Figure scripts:
┌────────

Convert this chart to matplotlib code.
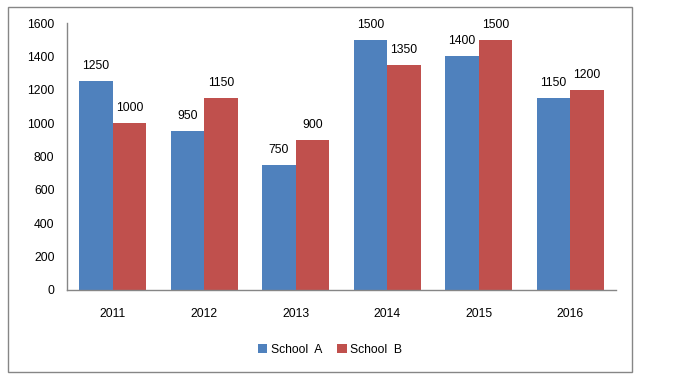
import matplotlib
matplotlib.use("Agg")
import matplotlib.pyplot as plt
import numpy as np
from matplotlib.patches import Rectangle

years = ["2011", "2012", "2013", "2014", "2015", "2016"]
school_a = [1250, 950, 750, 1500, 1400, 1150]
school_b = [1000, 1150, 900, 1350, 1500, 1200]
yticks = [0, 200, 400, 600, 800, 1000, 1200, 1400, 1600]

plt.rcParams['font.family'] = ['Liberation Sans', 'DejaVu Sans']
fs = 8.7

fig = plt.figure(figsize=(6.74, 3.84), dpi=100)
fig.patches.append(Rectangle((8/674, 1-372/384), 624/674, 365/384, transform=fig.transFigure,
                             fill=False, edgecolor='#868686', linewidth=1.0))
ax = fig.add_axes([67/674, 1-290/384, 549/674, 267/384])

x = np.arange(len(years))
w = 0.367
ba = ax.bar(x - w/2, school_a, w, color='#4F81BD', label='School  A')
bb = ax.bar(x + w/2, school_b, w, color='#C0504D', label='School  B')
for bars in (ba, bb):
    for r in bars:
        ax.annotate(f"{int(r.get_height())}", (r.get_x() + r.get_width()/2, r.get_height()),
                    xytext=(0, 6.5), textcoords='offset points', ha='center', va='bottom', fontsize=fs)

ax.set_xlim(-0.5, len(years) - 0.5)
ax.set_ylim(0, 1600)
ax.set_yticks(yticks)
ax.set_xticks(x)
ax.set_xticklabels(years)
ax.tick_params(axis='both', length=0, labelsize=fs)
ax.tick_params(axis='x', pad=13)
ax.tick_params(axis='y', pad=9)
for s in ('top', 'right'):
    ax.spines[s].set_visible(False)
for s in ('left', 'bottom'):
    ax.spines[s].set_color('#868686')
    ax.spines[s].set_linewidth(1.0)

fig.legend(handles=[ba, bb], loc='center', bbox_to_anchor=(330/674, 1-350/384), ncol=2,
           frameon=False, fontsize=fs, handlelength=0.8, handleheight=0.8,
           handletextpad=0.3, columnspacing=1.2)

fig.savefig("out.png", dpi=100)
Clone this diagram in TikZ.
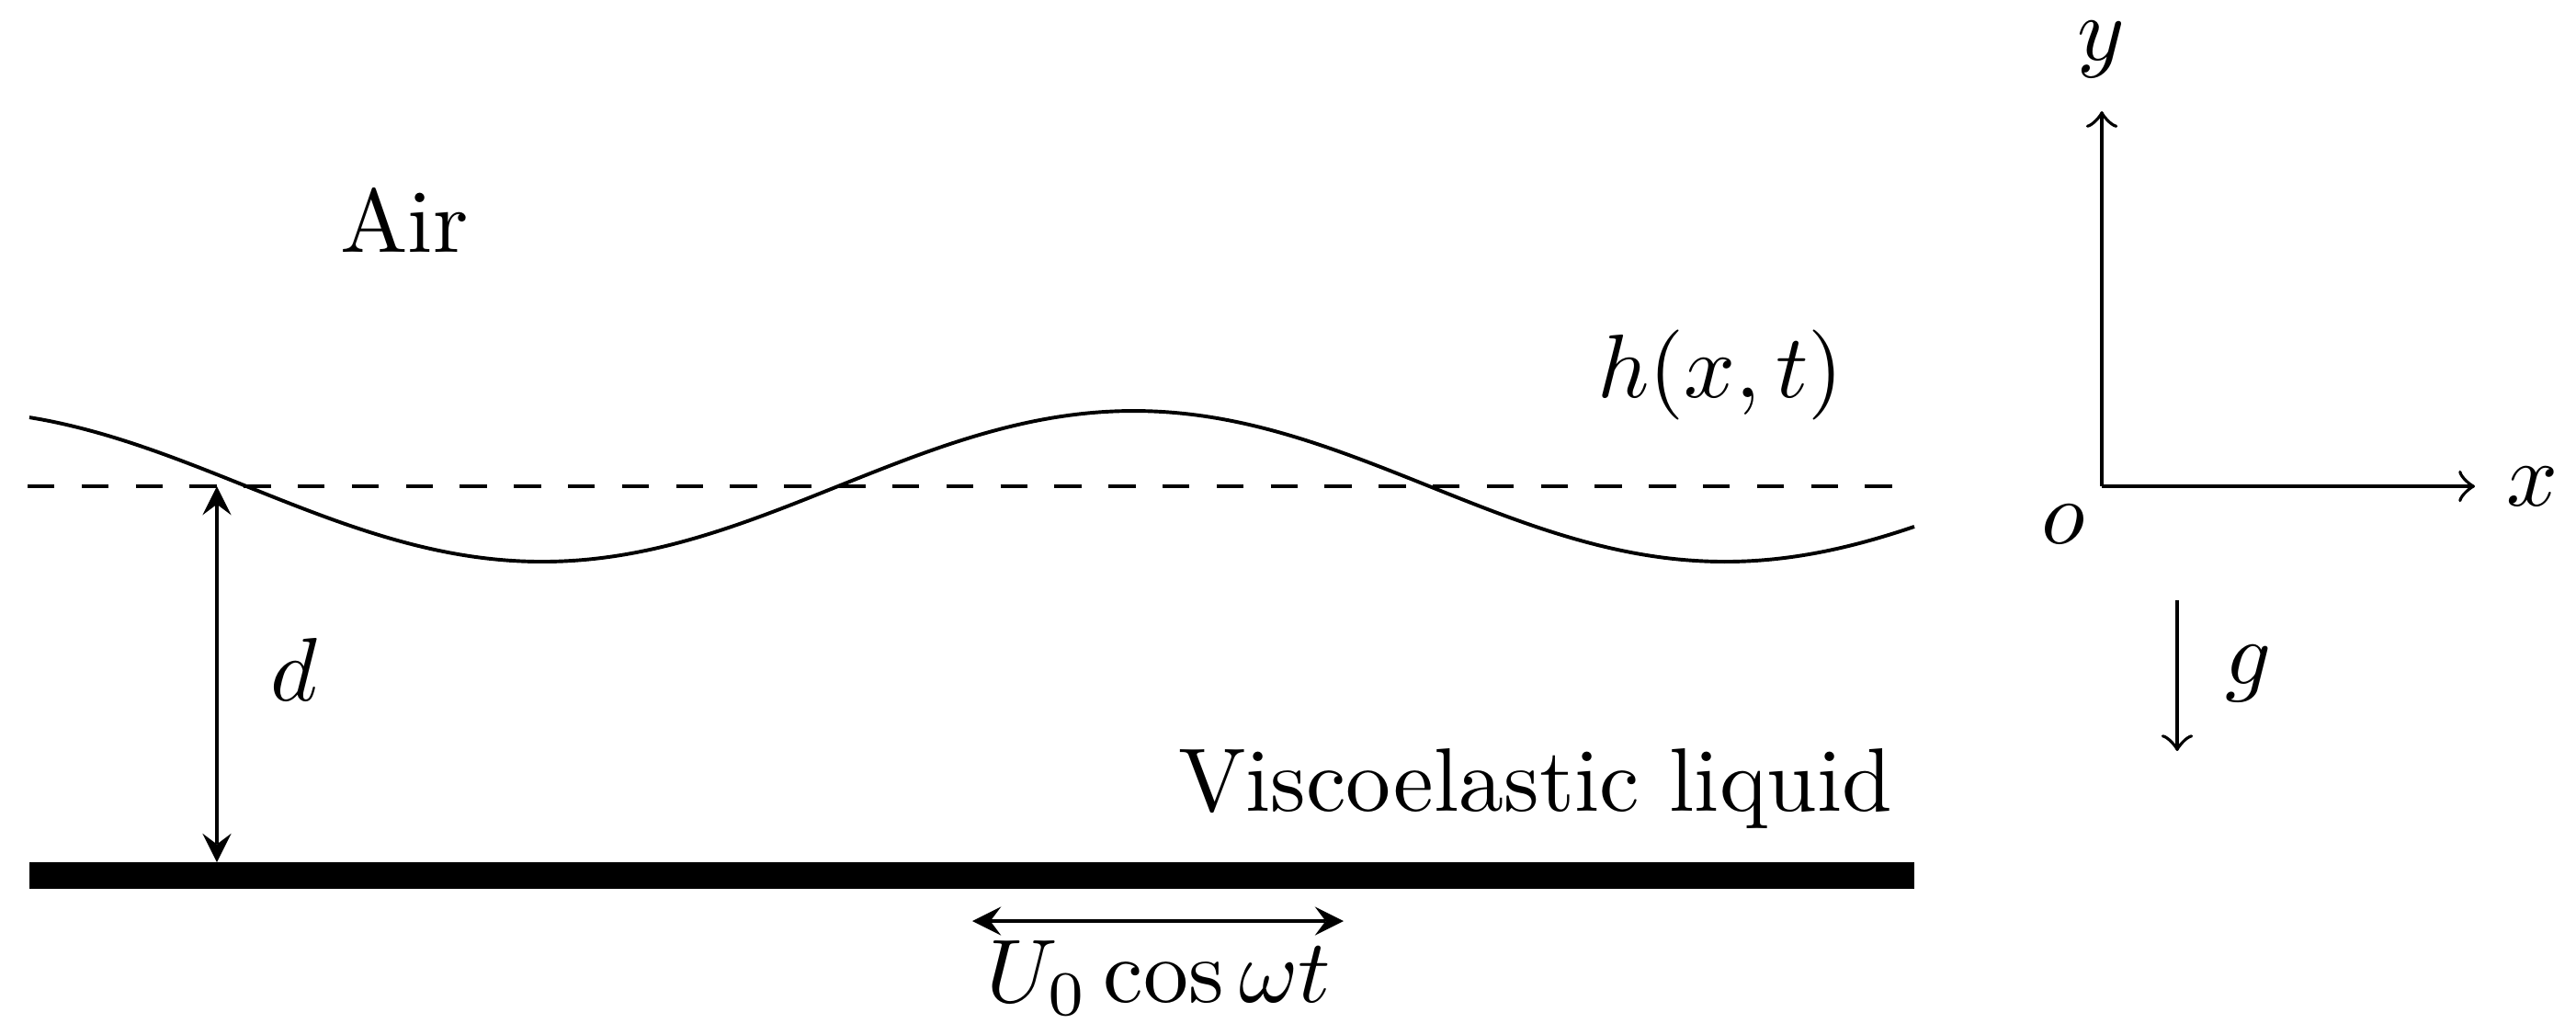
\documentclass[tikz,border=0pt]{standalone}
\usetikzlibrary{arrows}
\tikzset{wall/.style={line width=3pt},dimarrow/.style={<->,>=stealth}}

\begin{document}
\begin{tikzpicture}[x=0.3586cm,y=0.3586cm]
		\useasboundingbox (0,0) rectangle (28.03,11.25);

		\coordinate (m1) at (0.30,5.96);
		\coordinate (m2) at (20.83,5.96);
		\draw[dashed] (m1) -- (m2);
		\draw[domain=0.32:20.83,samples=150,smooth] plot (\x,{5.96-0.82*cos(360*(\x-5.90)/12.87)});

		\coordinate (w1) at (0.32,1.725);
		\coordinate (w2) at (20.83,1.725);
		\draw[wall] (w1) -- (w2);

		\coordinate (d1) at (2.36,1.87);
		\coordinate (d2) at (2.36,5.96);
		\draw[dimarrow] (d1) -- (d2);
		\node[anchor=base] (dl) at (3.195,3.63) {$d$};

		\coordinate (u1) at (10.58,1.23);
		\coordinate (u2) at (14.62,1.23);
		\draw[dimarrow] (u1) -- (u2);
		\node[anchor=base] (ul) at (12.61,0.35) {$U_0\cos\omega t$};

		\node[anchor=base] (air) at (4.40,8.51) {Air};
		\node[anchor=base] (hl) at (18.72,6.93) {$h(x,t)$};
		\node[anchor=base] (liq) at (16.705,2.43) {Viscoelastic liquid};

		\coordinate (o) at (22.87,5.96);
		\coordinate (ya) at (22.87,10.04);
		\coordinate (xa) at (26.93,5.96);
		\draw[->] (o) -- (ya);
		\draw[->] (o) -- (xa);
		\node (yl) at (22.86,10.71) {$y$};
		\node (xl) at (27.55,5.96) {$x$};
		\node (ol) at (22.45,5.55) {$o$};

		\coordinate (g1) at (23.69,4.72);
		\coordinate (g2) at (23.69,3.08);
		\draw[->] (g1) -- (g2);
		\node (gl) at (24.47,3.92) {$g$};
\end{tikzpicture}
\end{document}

└────────

_Directions for this task_
Using the listing above, pick out each line that contains the word "matplotlib", then copy it.

_Result_
Convert this chart to matplotlib code.
import matplotlib
matplotlib.use("Agg")
import matplotlib.pyplot as plt
from matplotlib.patches import Rectangle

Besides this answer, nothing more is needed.